▶ **Set exercise**:
Would you repeat the listing exactly but omit every picture?

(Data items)
╭──

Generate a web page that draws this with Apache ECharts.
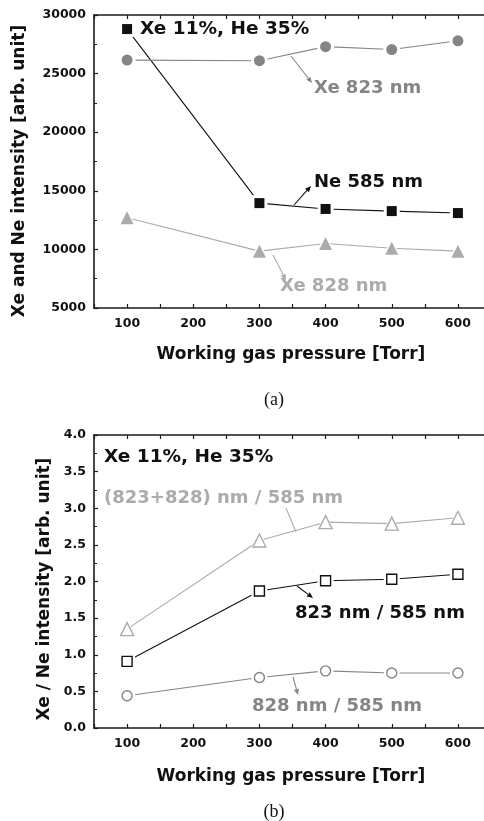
<!DOCTYPE html>
<html>
<head>
<meta charset="utf-8">
<script src="https://cdn.jsdelivr.net/npm/echarts@6/dist/echarts.min.js"></script>
<style>
  html, body { margin: 0; padding: 0; background: #fff; }
  #chart { width: 484px; height: 821px; }
</style>
</head>
<body>
<div id="chart"></div>
<script>
// Working gas pressure [Torr]
const pressure = [100, 300, 400, 500, 600];
const pressureTicks = [100, 200, 300, 400, 500, 600];

// (a) emission intensities [arb. unit]
const ne585 = [28800, 13950, 13450, 13270, 13100];
const xe823 = [26150, 26100, 27300, 27050, 27800];
const xe828 = [12700, 9850, 10500, 10100, 9850];

// (b) intensity ratios
const ratioSum = [1.35, 2.56, 2.81, 2.79, 2.87];
const ratio823 = [0.91, 1.87, 2.01, 2.03, 2.10];
const ratio828 = [0.44, 0.69, 0.78, 0.75, 0.75];

const FONT = 'DejaVu Sans';
const AXIS_COLOR = '#1a1a1a';
const BLACK = '#111';
const MID_GRAY = '#858585';
const LIGHT_GRAY = '#ababab';

const pairs = (ys) => pressure.map((x, i) => [x, ys[i]]);

function xAxisPair(gridIndex) {
  const base = {
    type: 'value', gridIndex, min: 50, max: 650, interval: 50,
    axisLine: { show: true, lineStyle: { color: AXIS_COLOR, width: 1.6 } },
    axisTick: { show: true, inside: true, length: 4, lineStyle: { color: AXIS_COLOR, width: 1.2 } },
    splitLine: { show: false }
  };
  return [
    Object.assign({}, base, {
      position: 'bottom',
      axisLabel: {
        customValues: pressureTicks, margin: 9,
        fontFamily: FONT, fontWeight: 'bold', fontSize: 12.5, color: BLACK
      }
    }),
    Object.assign({}, base, { position: 'top', axisLabel: { show: false } })
  ];
}

function yAxis(gridIndex, min, max, interval, fmt) {
  return {
    type: 'value', gridIndex, min, max, interval, position: 'left',
    axisLine: { show: true, lineStyle: { color: AXIS_COLOR, width: 1.6 } },
    axisTick: { show: true, inside: true, length: 4, lineStyle: { color: AXIS_COLOR, width: 1.2 } },
    minorTick: { show: true, splitNumber: 2, length: 3, lineStyle: { color: AXIS_COLOR, width: 1 } },
    splitLine: { show: false },
    axisLabel: {
      margin: 8, formatter: fmt,
      fontFamily: FONT, fontWeight: 'bold', fontSize: 12.5, color: BLACK
    }
  };
}

// Each curve: a plain line, a white halo that opens a small gap in the
// line around every point, and the point markers on top.
function curve(name, data, xi, yi, color, symbol, size, filled) {
  const common = { xAxisIndex: xi, yAxisIndex: yi, data: pairs(data),
                   emphasis: { disabled: true }, silent: true, animation: false };
  return [
    Object.assign({ name, type: 'line', showSymbol: false, z: 2,
                    lineStyle: { color, width: 1.1 } }, common),
    Object.assign({ type: 'scatter', symbol, symbolSize: size + 6, z: 3,
                    itemStyle: { color: '#fff', opacity: 1 } }, common),
    Object.assign({ type: 'scatter', symbol, symbolSize: size, z: 4,
                    itemStyle: filled
                      ? { color, borderWidth: 0, opacity: 1 }
                      : { color: '#fff', borderColor: color, borderWidth: 1.4, opacity: 1 } }, common)
  ];
}

function text(str, x, y, opts) {
  return {
    type: 'text', silent: true,
    rotation: (opts && opts.rotation) || 0,
    x, y,
    style: Object.assign({
      text: str, x: 0, y: 0,
      fontFamily: FONT, fontWeight: 'bold', fontSize: 18, fill: BLACK,
      align: 'left', verticalAlign: 'middle'
    }, opts && opts.style)
  };
}

function arrow(x1, y1, x2, y2, color, head) {
  const ang = Math.atan2(y2 - y1, x2 - x1);
  const len = head ? 6 : 0, half = 2.6;
  const bx = x2 - len * Math.cos(ang), by = y2 - len * Math.sin(ang);
  const px = -Math.sin(ang) * half, py = Math.cos(ang) * half;
  const parts = [
    { type: 'line', silent: true, z: 10, shape: { x1, y1, x2: bx, y2: by },
      style: { stroke: color, lineWidth: 1.1 } }
  ];
  if (head) {
    parts.push({ type: 'polygon', silent: true, z: 10,
      shape: { points: [[x2, y2], [bx + px, by + py], [bx - px, by - py]] },
      style: { fill: color } });
  }
  return parts;
}

const graphics = [
  // axis titles
  text('Xe and Ne intensity [arb. unit]', 20, 171,
       { rotation: Math.PI / 2, style: { fontSize: 17, align: 'center' } }),
  text('Working gas pressure [Torr]', 291, 355,
       { style: { fontSize: 17, align: 'center' } }),
  text('Xe / Ne intensity [arb. unit]', 45, 589,
       { rotation: Math.PI / 2, style: { fontSize: 17, align: 'center' } }),
  text('Working gas pressure [Torr]', 291, 777,
       { style: { fontSize: 17, align: 'center' } }),
  // panel captions
  text('(a)', 274, 400, { style: { fontFamily: 'Liberation Serif', fontWeight: 'normal', fontSize: 18, align: 'center' } }),
  text('(b)', 274, 812, { style: { fontFamily: 'Liberation Serif', fontWeight: 'normal', fontSize: 18, align: 'center' } }),
  // (a) annotations
  text('Xe 11%, He 35%', 140, 29, { style: { fontSize: 18.5 } }),
  text('Xe 823 nm', 314, 88, { style: { fill: MID_GRAY } }),
  text('Ne 585 nm', 314, 182),
  text('Xe 828 nm', 280, 286, { style: { fill: LIGHT_GRAY } }),
  ...arrow(291, 56, 312, 83, MID_GRAY, true),
  ...arrow(294, 205, 311, 186, BLACK, true),
  ...arrow(273, 255, 286, 280, LIGHT_GRAY, true),
  // (b) annotations
  text('Xe 11%, He 35%', 104, 457, { style: { fontSize: 18.5 } }),
  text('(823+828) nm / 585 nm', 104, 498, { style: { fill: LIGHT_GRAY } }),
  text('823 nm / 585 nm', 295, 613),
  text('828 nm / 585 nm', 252, 706, { style: { fill: MID_GRAY } }),
  ...arrow(296, 532, 286, 508, LIGHT_GRAY, false),
  ...arrow(297, 586, 313, 598, BLACK, true),
  ...arrow(293, 677, 298, 695, MID_GRAY, true)
];

const chart = echarts.init(document.getElementById('chart'), null, { renderer: 'canvas' });
chart.setOption({
  backgroundColor: '#fff',
  animation: false,
  grid: [
    { left: 94, top: 15, width: 397, height: 293, outerBoundsMode: 'none', containLabel: false },
    { left: 94, top: 435, width: 397, height: 293, outerBoundsMode: 'none', containLabel: false }
  ],
  xAxis: [...xAxisPair(0), ...xAxisPair(1)],
  yAxis: [
    yAxis(0, 5000, 30000, 5000, (v) => String(v)),
    yAxis(1, 0, 4, 0.5, (v) => v.toFixed(1))
  ],
  series: [
    ...curve('Ne 585 nm', ne585, 0, 0, BLACK, 'rect', 10, true),
    ...curve('Xe 823 nm', xe823, 0, 0, MID_GRAY, 'circle', 11, true),
    ...curve('Xe 828 nm', xe828, 0, 0, LIGHT_GRAY, 'triangle', 13, true),
    ...curve('(823+828) nm / 585 nm', ratioSum, 2, 1, LIGHT_GRAY, 'triangle', 13, false),
    ...curve('823 nm / 585 nm', ratio823, 2, 1, BLACK, 'rect', 10, false),
    ...curve('828 nm / 585 nm', ratio828, 2, 1, MID_GRAY, 'circle', 10, false)
  ],
  graphic: graphics
});
</script>
</body>
</html>
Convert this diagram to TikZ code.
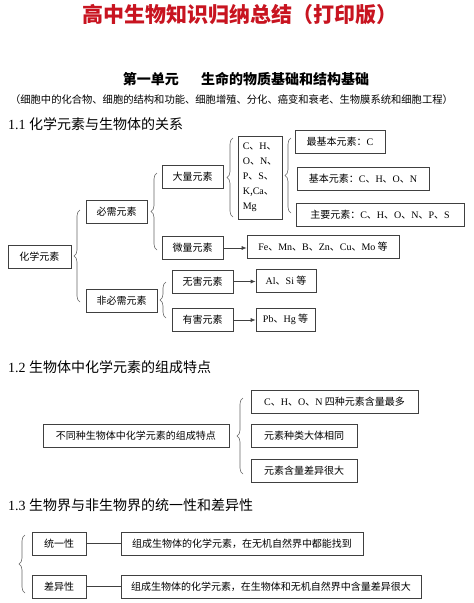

╰──

▶ **Solved problem**:
Generate a web page that draws this with Apache ECharts.
<!DOCTYPE html>
<html>
<head>
<meta charset="utf-8">
<script src="https://cdn.jsdelivr.net/npm/echarts@6/dist/echarts.min.js"></script>
<style>
  html, body { margin: 0; padding: 0; background: #fff; }
  #chart { width: 484px; height: 821px; }
</style>
</head>
<body>
<div id="chart"></div>
<script>
// Working gas pressure [Torr]
const pressure = [100, 300, 400, 500, 600];
const pressureTicks = [100, 200, 300, 400, 500, 600];

// (a) emission intensities [arb. unit]
const ne585 = [28800, 13950, 13450, 13270, 13100];
const xe823 = [26150, 26100, 27300, 27050, 27800];
const xe828 = [12700, 9850, 10500, 10100, 9850];

// (b) intensity ratios
const ratioSum = [1.35, 2.56, 2.81, 2.79, 2.87];
const ratio823 = [0.91, 1.87, 2.01, 2.03, 2.10];
const ratio828 = [0.44, 0.69, 0.78, 0.75, 0.75];

const FONT = 'DejaVu Sans';
const AXIS_COLOR = '#1a1a1a';
const BLACK = '#111';
const MID_GRAY = '#858585';
const LIGHT_GRAY = '#ababab';

const pairs = (ys) => pressure.map((x, i) => [x, ys[i]]);

function xAxisPair(gridIndex) {
  const base = {
    type: 'value', gridIndex, min: 50, max: 650, interval: 50,
    axisLine: { show: true, lineStyle: { color: AXIS_COLOR, width: 1.6 } },
    axisTick: { show: true, inside: true, length: 4, lineStyle: { color: AXIS_COLOR, width: 1.2 } },
    splitLine: { show: false }
  };
  return [
    Object.assign({}, base, {
      position: 'bottom',
      axisLabel: {
        customValues: pressureTicks, margin: 9,
        fontFamily: FONT, fontWeight: 'bold', fontSize: 12.5, color: BLACK
      }
    }),
    Object.assign({}, base, { position: 'top', axisLabel: { show: false } })
  ];
}

function yAxis(gridIndex, min, max, interval, fmt) {
  return {
    type: 'value', gridIndex, min, max, interval, position: 'left',
    axisLine: { show: true, lineStyle: { color: AXIS_COLOR, width: 1.6 } },
    axisTick: { show: true, inside: true, length: 4, lineStyle: { color: AXIS_COLOR, width: 1.2 } },
    minorTick: { show: true, splitNumber: 2, length: 3, lineStyle: { color: AXIS_COLOR, width: 1 } },
    splitLine: { show: false },
    axisLabel: {
      margin: 8, formatter: fmt,
      fontFamily: FONT, fontWeight: 'bold', fontSize: 12.5, color: BLACK
    }
  };
}

// Each curve: a plain line, a white halo that opens a small gap in the
// line around every point, and the point markers on top.
function curve(name, data, xi, yi, color, symbol, size, filled) {
  const common = { xAxisIndex: xi, yAxisIndex: yi, data: pairs(data),
                   emphasis: { disabled: true }, silent: true, animation: false };
  return [
    Object.assign({ name, type: 'line', showSymbol: false, z: 2,
                    lineStyle: { color, width: 1.1 } }, common),
    Object.assign({ type: 'scatter', symbol, symbolSize: size + 6, z: 3,
                    itemStyle: { color: '#fff', opacity: 1 } }, common),
    Object.assign({ type: 'scatter', symbol, symbolSize: size, z: 4,
                    itemStyle: filled
                      ? { color, borderWidth: 0, opacity: 1 }
                      : { color: '#fff', borderColor: color, borderWidth: 1.4, opacity: 1 } }, common)
  ];
}

function text(str, x, y, opts) {
  return {
    type: 'text', silent: true,
    rotation: (opts && opts.rotation) || 0,
    x, y,
    style: Object.assign({
      text: str, x: 0, y: 0,
      fontFamily: FONT, fontWeight: 'bold', fontSize: 18, fill: BLACK,
      align: 'left', verticalAlign: 'middle'
    }, opts && opts.style)
  };
}

function arrow(x1, y1, x2, y2, color, head) {
  const ang = Math.atan2(y2 - y1, x2 - x1);
  const len = head ? 6 : 0, half = 2.6;
  const bx = x2 - len * Math.cos(ang), by = y2 - len * Math.sin(ang);
  const px = -Math.sin(ang) * half, py = Math.cos(ang) * half;
  const parts = [
    { type: 'line', silent: true, z: 10, shape: { x1, y1, x2: bx, y2: by },
      style: { stroke: color, lineWidth: 1.1 } }
  ];
  if (head) {
    parts.push({ type: 'polygon', silent: true, z: 10,
      shape: { points: [[x2, y2], [bx + px, by + py], [bx - px, by - py]] },
      style: { fill: color } });
  }
  return parts;
}

const graphics = [
  // axis titles
  text('Xe and Ne intensity [arb. unit]', 20, 171,
       { rotation: Math.PI / 2, style: { fontSize: 17, align: 'center' } }),
  text('Working gas pressure [Torr]', 291, 355,
       { style: { fontSize: 17, align: 'center' } }),
  text('Xe / Ne intensity [arb. unit]', 45, 589,
       { rotation: Math.PI / 2, style: { fontSize: 17, align: 'center' } }),
  text('Working gas pressure [Torr]', 291, 777,
       { style: { fontSize: 17, align: 'center' } }),
  // panel captions
  text('(a)', 274, 400, { style: { fontFamily: 'Liberation Serif', fontWeight: 'normal', fontSize: 18, align: 'center' } }),
  text('(b)', 274, 812, { style: { fontFamily: 'Liberation Serif', fontWeight: 'normal', fontSize: 18, align: 'center' } }),
  // (a) annotations
  text('Xe 11%, He 35%', 140, 29, { style: { fontSize: 18.5 } }),
  text('Xe 823 nm', 314, 88, { style: { fill: MID_GRAY } }),
  text('Ne 585 nm', 314, 182),
  text('Xe 828 nm', 280, 286, { style: { fill: LIGHT_GRAY } }),
  ...arrow(291, 56, 312, 83, MID_GRAY, true),
  ...arrow(294, 205, 311, 186, BLACK, true),
  ...arrow(273, 255, 286, 280, LIGHT_GRAY, true),
  // (b) annotations
  text('Xe 11%, He 35%', 104, 457, { style: { fontSize: 18.5 } }),
  text('(823+828) nm / 585 nm', 104, 498, { style: { fill: LIGHT_GRAY } }),
  text('823 nm / 585 nm', 295, 613),
  text('828 nm / 585 nm', 252, 706, { style: { fill: MID_GRAY } }),
  ...arrow(296, 532, 286, 508, LIGHT_GRAY, false),
  ...arrow(297, 586, 313, 598, BLACK, true),
  ...arrow(293, 677, 298, 695, MID_GRAY, true)
];

const chart = echarts.init(document.getElementById('chart'), null, { renderer: 'canvas' });
chart.setOption({
  backgroundColor: '#fff',
  animation: false,
  grid: [
    { left: 94, top: 15, width: 397, height: 293, outerBoundsMode: 'none', containLabel: false },
    { left: 94, top: 435, width: 397, height: 293, outerBoundsMode: 'none', containLabel: false }
  ],
  xAxis: [...xAxisPair(0), ...xAxisPair(1)],
  yAxis: [
    yAxis(0, 5000, 30000, 5000, (v) => String(v)),
    yAxis(1, 0, 4, 0.5, (v) => v.toFixed(1))
  ],
  series: [
    ...curve('Ne 585 nm', ne585, 0, 0, BLACK, 'rect', 10, true),
    ...curve('Xe 823 nm', xe823, 0, 0, MID_GRAY, 'circle', 11, true),
    ...curve('Xe 828 nm', xe828, 0, 0, LIGHT_GRAY, 'triangle', 13, true),
    ...curve('(823+828) nm / 585 nm', ratioSum, 2, 1, LIGHT_GRAY, 'triangle', 13, false),
    ...curve('823 nm / 585 nm', ratio823, 2, 1, BLACK, 'rect', 10, false),
    ...curve('828 nm / 585 nm', ratio828, 2, 1, MID_GRAY, 'circle', 10, false)
  ],
  graphic: graphics
});
</script>
</body>
</html>
Convert this diagram to TikZ code.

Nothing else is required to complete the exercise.